Costs that fail this test fall into the category of personal, living, or family expenses, which are not deductible.2Office of the Law Revision Counsel. 26 U.S. Code 262 – Personal, Living, and Family Expenses The classic example: an officer’s daily commute from home to the company’s main office is personal, but driving between two business locations during the day is deductible. When an expense has both personal and business elements, only the business portion qualifies. The burden of proving any deduction falls entirely on the taxpayer, which is why documentation matters as much as the expense itself.

Startup and Organizational Costs

A new corporation faces costs before it ever opens for business, and the tax code treats these differently from ongoing operating expenses. Organizational costs are those tied to creating the corporate entity itself: legal fees for drafting articles of incorporation, state filing fees, and accounting fees for setting up the initial corporate structure. The company can deduct up to $5,000 of these costs in the first year of business, but that $5,000 allowance shrinks dollar-for-dollar once total organizational costs exceed $50,000 and disappears entirely at $55,000.3Office of the Law Revision Counsel. 26 USC 248 – Organizational Expenditures Whatever you can’t deduct in year one gets spread evenly over 180 months (15 years), starting with the month the business begins.
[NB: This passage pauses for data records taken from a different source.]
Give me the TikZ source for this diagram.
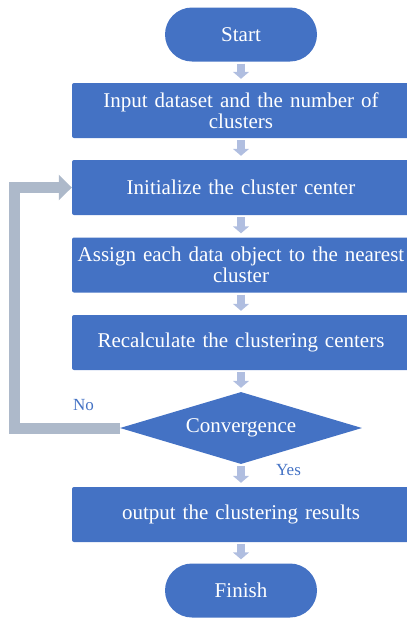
\documentclass[tikz,border=0pt]{standalone}
\usepackage{fontspec}
\setmainfont{Liberation Serif}
\usetikzlibrary{shapes.geometric, arrows.meta}
\definecolor{boxblue}{HTML}{4472C4}
\definecolor{steparrow}{HTML}{B0BEE0}
\definecolor{loopgray}{HTML}{ADB9CA}
\tikzstyle{block} = [rectangle, fill=boxblue, text=white, rounded corners=2pt, minimum width=338pt, minimum height=55pt, text width=330pt, align=center, inner sep=0pt, font=\fontsize{21}{20.5}\selectfont]
\tikzstyle{terminal} = [block, minimum width=152pt, minimum height=54pt, text width=140pt, rounded corners=27pt]
\tikzstyle{decision} = [diamond, fill=boxblue, text=white, aspect=3.3, minimum width=242pt, minimum height=72pt, inner sep=0pt, font=\fontsize{21}{20.5}\selectfont]
\tikzstyle{flow} = [draw=steparrow, line width=8pt, -{Triangle[width=16pt,length=7pt]}, shorten <=2pt, shorten >=4pt]
\tikzstyle{back} = [draw=loopgray, line width=11pt, -{Triangle[width=25pt,length=13pt]}, line join=miter]
\tikzstyle{answer} = [text=boxblue, inner sep=0pt, font=\fontsize{17}{17}\selectfont]

\begin{document}
\begin{tikzpicture}[x=1pt,y=-1pt]
\useasboundingbox (0,0) rectangle (407,619);
\node[terminal] (start) at (241,34.5) {Start};
\node[block] (input) at (241,110.5) {Input dataset and the number of\\clusters};
\node[block] (init) at (241,187.5) {Initialize the cluster center};
\node[block] (assign) at (241,265) {Assign each data object to the nearest\\cluster};
\node[block] (recalc) at (241,342.5) {Recalculate the clustering centers};
\node[decision] (conv) at (241,428) {Convergence};
\node[block] (output) at (241,514.5) {output the clustering results};
\node[terminal] (finish) at (241,590.5) {Finish};
% arrows down the chart
\foreach \a/\b in {start/input, input/init, init/assign, assign/recalc, recalc/conv, conv/output, output/finish}
	\draw[flow] (\a.south) -- (\b.north);
% loop back
\draw[back] (conv.west) -- ++(-105,0) |- (init.west);
\node[answer] (no) at (83.5,405) {No};
\node[answer] (yes) at (288.5,470.5) {Yes};
\end{tikzpicture}
\end{document}
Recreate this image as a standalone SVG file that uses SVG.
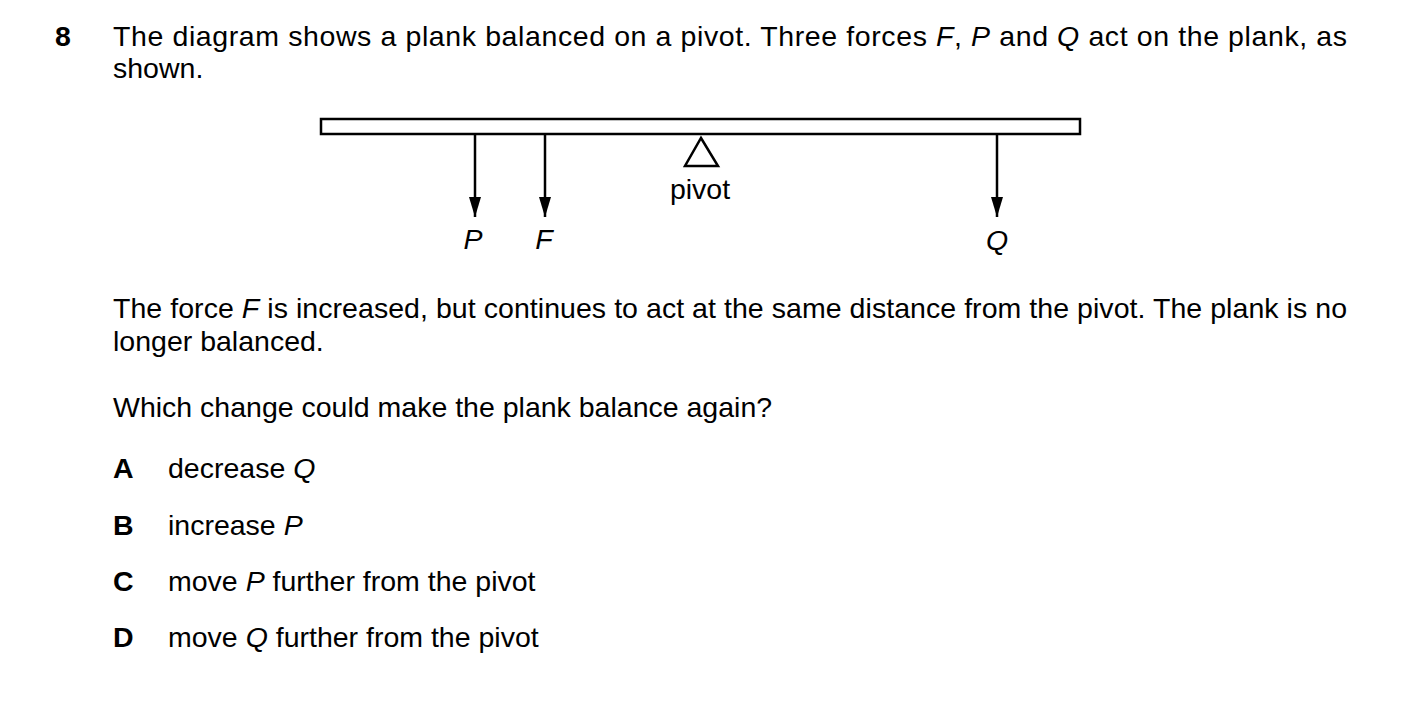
<svg xmlns="http://www.w3.org/2000/svg" width="1403" height="701" viewBox="0 0 1403 701">
<style>
text{font-family:"Liberation Sans",Arial,sans-serif;font-size:28.5px;fill:#000}
.b{font-weight:bold}
.l{stroke:#000;stroke-width:2.5;fill:none}
</style>
<defs><marker id="ah" markerWidth="20" markerHeight="12" refX="20" refY="6" orient="auto" markerUnits="userSpaceOnUse" viewBox="0 0 20 12"><path d="M0,0 L20,6 L0,12 Z" fill="#000"/></marker></defs>
<rect width="1403" height="701" fill="#fff"/>
<text class="b" x="55" y="46">8</text>
<text x="113" y="46" textLength="1234" lengthAdjust="spacing">The diagram shows a plank balanced on a pivot. Three forces <tspan font-style="italic">F</tspan>, <tspan font-style="italic">P</tspan> and <tspan font-style="italic">Q</tspan> act on the plank, as</text>
<text x="113" y="78">shown.</text>
<g id="plank"><rect x="321" y="119" width="759" height="15" class="l"/></g>
<g id="pivot"><path d="M701,138 L718,166 L685,166 Z" class="l"/><text x="700" y="199" text-anchor="middle">pivot</text></g>
<g id="connectors">
<line x1="475" y1="134" x2="475" y2="217" class="l" marker-end="url(#ah)"/>
<line x1="545" y1="134" x2="545" y2="217" class="l" marker-end="url(#ah)"/>
<line x1="997" y1="134" x2="997" y2="217" class="l" marker-end="url(#ah)"/>
</g>
<g id="labels">
<text x="473" y="249" text-anchor="middle" font-style="italic">P</text>
<text x="544" y="249" text-anchor="middle" font-style="italic">F</text>
<text x="997" y="250" text-anchor="middle" font-style="italic">Q</text>
</g>
<text x="113" y="318" textLength="1234" lengthAdjust="spacing">The force <tspan font-style="italic">F</tspan> is increased, but continues to act at the same distance from the pivot. The plank is no</text>
<text x="113" y="351">longer balanced.</text>
<text x="113" y="417">Which change could make the plank balance again?</text>
<text class="b" x="113" y="478">A</text><text x="168" y="478">decrease <tspan font-style="italic">Q</tspan></text>
<text class="b" x="113" y="535">B</text><text x="168" y="535">increase <tspan font-style="italic">P</tspan></text>
<text class="b" x="113" y="591">C</text><text x="168" y="591">move <tspan font-style="italic">P</tspan> further from the pivot</text>
<text class="b" x="113" y="647">D</text><text x="168" y="647">move <tspan font-style="italic">Q</tspan> further from the pivot</text>
</svg>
Startup costs work the same way under a separate provision. These cover investigative expenses incurred before the business starts active operations, such as market research, scouting locations, and training employees before launch. The same $5,000 first-year deduction applies, with the same $50,000 phase-out, and the remainder amortizes over 180 months.4Office of the Law Revision Counsel. 26 U.S. Code 195 – Start-up Expenditures Because the two provisions run in parallel, a new corporation could write off up to $10,000 in its first year if both startup and organizational costs stay under their respective $50,000 thresholds.

Operating Expenses

Day-to-day costs of running the business form the largest category of deductions. Rent for office or commercial space, utility bills, business insurance premiums, and property insurance are all fully deductible in the year paid or incurred.1Office of the Law Revision Counsel. 26 U.S. Code 162 – Trade or Business Expenses The same goes for routine supplies like paper, software subscriptions, and postage. Professional service fees paid to outside accountants, attorneys, and consultants hired for business purposes also qualify as ordinary and necessary expenses.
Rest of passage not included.